Chile and its population are prone to malnutrition, illiteracy, alcoholism and poverty“.

Entire Santiago neighbourhoods are given over to open prostitution”, were some of the uncharitable descriptions by the Italian scribes of the host nation, which was still reeling under the strongest earthquake ever recorded, one that struck Valdivia in 1960.

As the match began, the Chileans clearly seemed in the battle mode. The first foul was awarded after just 12 seconds and the first sending followed after a mere four minutes into the game. Giorgio Ferrini, the Italian who saw red, refused to leave the pitch and the police had to march him off the ground.

Leonel Sanchez, son of a professional boxer, landed a punch on Italian captain HumbertoMaschio, but got away with it. Perhaps emboldened by the referee’s leniency, he landed another blow on Mario David, who comically enough, was sent off for retaliating.

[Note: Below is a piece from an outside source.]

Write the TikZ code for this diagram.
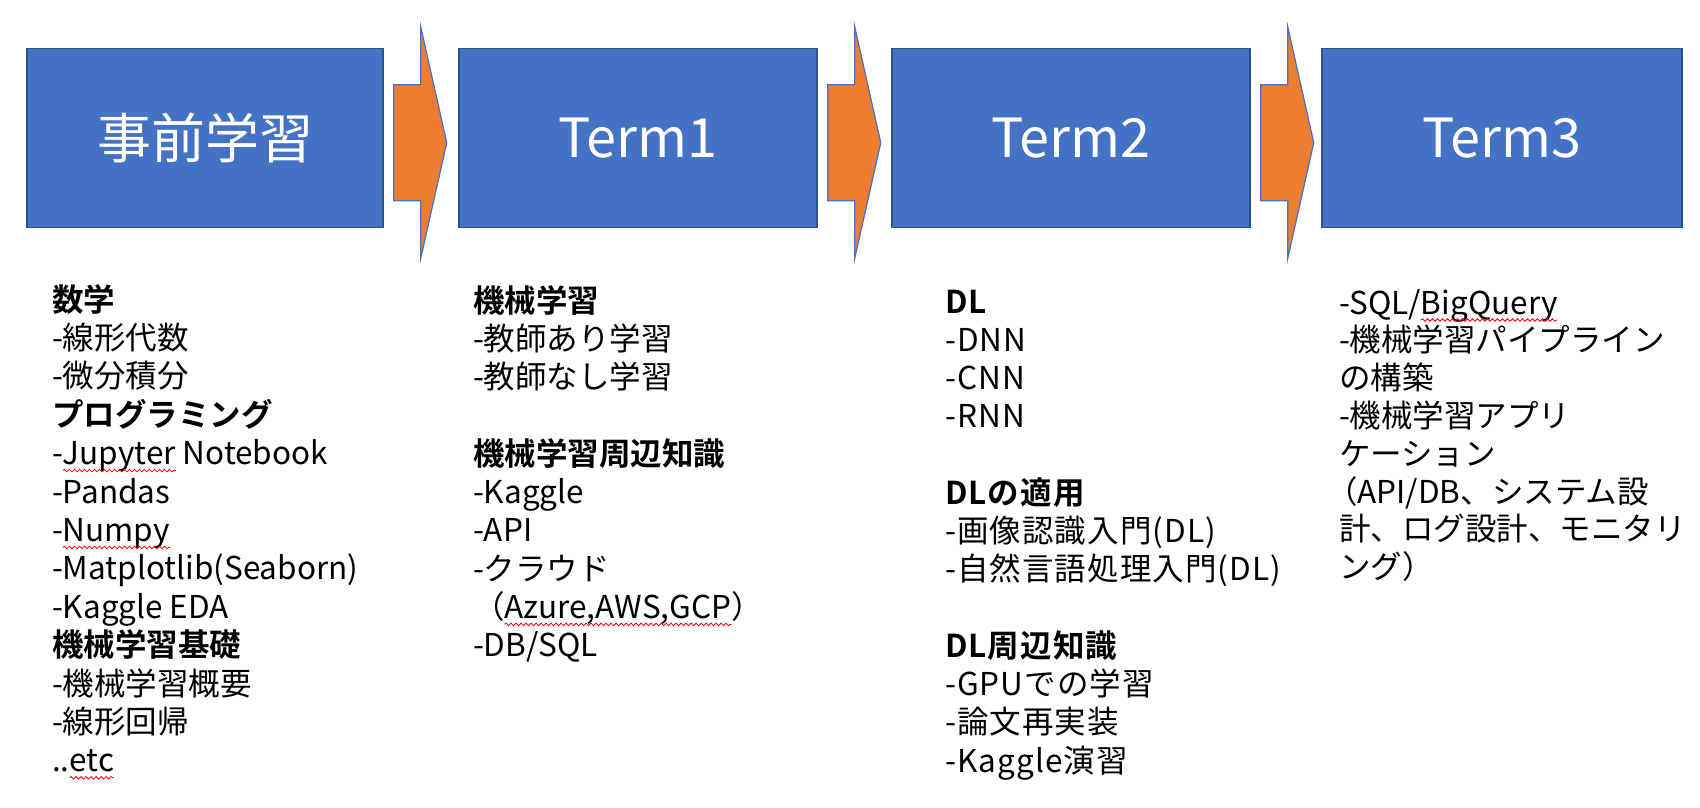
\documentclass[tikz,border=0pt]{standalone}
\usepackage{fontspec}
\setmainfont{Noto Sans CJK JP}[BoldFont={Noto Sans CJK JP Bold}]
\newfontfamily\widejp{Noto Sans CJK JP}[LetterSpace=3.5, BoldFont={Noto Sans CJK JP Bold}]
\usetikzlibrary{decorations.pathmorphing,calc}
\definecolor{boxblue}{HTML}{4472C4}
\definecolor{boxedge}{HTML}{2F528F}
\definecolor{arroworange}{HTML}{ED7D31}
\begin{document}
\begin{tikzpicture}[x=1pt,y=-1pt,
  stagebox/.style={draw=boxedge, line width=1.5pt, fill=boxblue, text=white,
    font=\fontsize{54}{60}\selectfont, inner sep=0pt, minimum height=179pt},
  blockarrow/.style={draw=boxblue, line width=1.2pt, fill=arroworange, line join=miter},
  pics/stagearrow/.style={code={
    \draw[blockarrow] (0,-58) -- (27,-58) -- (27,-116) -- (53,0) -- (27,115.5) -- (27,58) -- (0,58) -- cycle;}},
  ln/.style={anchor=base west, inner sep=0pt, outer sep=0pt, font=\fontsize{31.5}{36}\selectfont},
  hd/.style={ln, font=\fontsize{31.5}{36}\selectfont\bfseries},
  wln/.style={ln, font=\widejp\fontsize{31.5}{36}\selectfont},
  whd/.style={ln, font=\widejp\fontsize{31.5}{36}\selectfont\bfseries},
  squig/.style={draw=red, line width=0.8pt, decorate,
    decoration={snake, amplitude=1.3pt, segment length=5pt}}
]
\fill[white] (0,0) rectangle (1700,808);
\useasboundingbox (0,0) rectangle (1700,808);

% stage boxes
\node[stagebox, minimum width=356pt] (b1) at (205,137.8) {事前学習};
\node[stagebox, minimum width=358pt] (b2) at (638,137.8) {Term1};
\node[stagebox, minimum width=358pt] (b3) at (1071,137.8) {Term2};
\node[stagebox, minimum width=360pt] (b4) at (1502,137.8) {Term3};

% block arrows
\pic at ($(b1.east)+(10,5)$) {stagearrow};
\pic at ($(b2.east)+(10,5)$) {stagearrow};
\pic at ($(b3.east)+(10,5)$) {stagearrow};

% column 1
\node[hd] (a0) at (52,{311+38.4*0}) {数学};
\node[ln] (a1) at (52,{311+38.4*1}) {-線形代数};
\node[ln] (a2) at (52,{311+38.4*2}) {-微分積分};
\node[hd] (a3) at (52,{311+38.4*3}) {プログラミング};
\node[ln] (a4) at (52,{311+38.4*4}) {-};
\node[ln] (a4b) at (a4.base east) {Jupyter};
\node[ln] (a4c) at (a4b.base east) {\ Notebook};
\node[ln] (a5) at (52,{311+38.4*5}) {-Pandas};
\node[ln] (a6) at (52,{311+38.4*6}) {-};
\node[ln] (a6b) at (a6.base east) {Numpy};
\node[ln] (a7) at (52,{311+38.4*7}) {-Matplotlib(Seaborn)};
\node[ln] (a8) at (52,{311+38.4*8}) {-Kaggle EDA};
\node[hd] (a9) at (52,{311+38.4*9}) {機械学習基礎};
\node[ln] (a10) at (52,{311+38.4*10}) {-機械学習概要};
\node[ln] (a11) at (52,{311+38.4*11}) {-線形回帰};
\node[ln] (a12) at (52,{311+38.4*12}) {..};
\node[ln] (a12b) at (a12.base east) {etc};

% column 2
\node[hd] (m0) at (473,{312+38.3*0}) {機械学習};
\node[ln] (m1) at (473,{312+38.3*1}) {-教師あり学習};
\node[ln] (m2) at (473,{312+38.3*2}) {-教師なし学習};
\node[hd] (m4) at (473,{312+38.3*4}) {機械学習周辺知識};
\node[ln] (m5) at (473,{312+38.3*5}) {-Kaggle};
\node[ln] (m6) at (473,{312+38.3*6}) {-API};
\node[ln] (m7) at (473,{312+38.3*7}) {-クラウド};
\node[ln] (m8) at (473,{312+38.3*8}) {（};
\node[ln] (m8b) at (m8.base east) {Azure,AWS,GCP};
\node[ln] (m8c) at (m8b.base east) {）};
\node[ln] (m9) at (473,{312+38.3*9}) {-DB/SQL};

% column 3
\node[whd] (d0) at (945,{313+38.25*0}) {DL};
\node[wln] (d1) at (945,{313+38.25*1}) {-DNN};
\node[wln] (d2) at (945,{313+38.25*2}) {-CNN};
\node[wln] (d3) at (945,{313+38.25*3}) {-RNN};
\node[whd] (d5) at (945,{313+38.25*5}) {DLの適用};
\node[wln] (d6) at (945,{313+38.25*6}) {-画像認識入門(DL)};
\node[wln] (d7) at (945,{313+38.25*7}) {-自然言語処理入門(DL)};
\node[whd] (d9) at (945,{313+38.25*9}) {DL周辺知識};
\node[wln] (d10) at (945,{313+38.25*10}) {-GPUでの学習};
\node[wln] (d11) at (945,{313+38.25*11}) {-論文再実装};
\node[wln] (d12) at (945,{313+38.25*12}) {-Kaggle演習};

% column 4
\node[ln] (t0) at (1339,{314+37.8*0}) {-SQL/};
\node[ln] (t0b) at (t0.base east) {BigQuery};
\node[ln] (t1) at (1339,{314+37.8*1}) {-機械学習パイプライン};
\node[ln] (t2) at (1339,{314+37.8*2}) {の構築};
\node[ln] (t3) at (1339,{314+37.8*3}) {-機械学習アプリ};
\node[ln] (t4) at (1339,{314+37.8*4}) {ケーション};
\node[ln] (t5) at (1326,{314+37.8*5}) {（API/DB、システム設};
\node[ln] (t6) at (1339,{314+37.8*6}) {計、ログ設計、モニタリ};
\node[ln] (t7) at (1339,{314+37.8*7}) {ング）};

% spell-check squiggles
\draw[squig] ([yshift=-6pt]a4b.base west) -- ([yshift=-6pt]a4b.base east);
\draw[squig] ([yshift=-6pt]a6b.base west) -- ([yshift=-6pt]a6b.base east);
\draw[squig] ([yshift=-6pt]a12b.base west) -- ([yshift=-6pt]a12b.base east);
\draw[squig] ([yshift=-6pt]m8b.base west) -- ([yshift=-6pt]m8b.base east);
\draw[squig] ([yshift=-6pt]t0b.base west) -- ([yshift=-6pt]t0b.base east);
\end{tikzpicture}
\end{document}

As if to add insult to the injury, Chile scored from the ensuing free-kick against the nine-man Italy and later added another late goal to clinch the match 2-0. However, with all that was transpiring on the pitch it was not hard to forget that it was actually a football match that was being played.

Amidst all the indiscipline, it was also a huge surprise that it were only the Italian players who bore the brunt of referee Ken Aston’s disciplinary proceedings as the Englishman showed no inclination to mete out the same punishments to the Chileans.

When the tape of the match eventually landed in England, David Coleman of the BBC introduced the match as such: “The game you are about to see is the most stupid, appalling, disgusting and disgraceful exhibition of football in the history of the game.

This is the first time these countries have met; we hope it will be the last. The national motto of Chile reads, By Reason or By Force. Today, the Chileans weren’t prepared to be reasonable, the Italians only used force, and the result was a disaster for the World Cup.

“If the World Cup is going to survive in its present form something has got to be done about teams that play like this. Indeed, after seeing the film tonight, you at home may well think that teams that play in this manner ought to be expelled immediately from the competition.”

The match was rightly labelled “The battle of Santiago”, and it is great for the beautiful game that we do not see such lawlessness on the pitch anymore.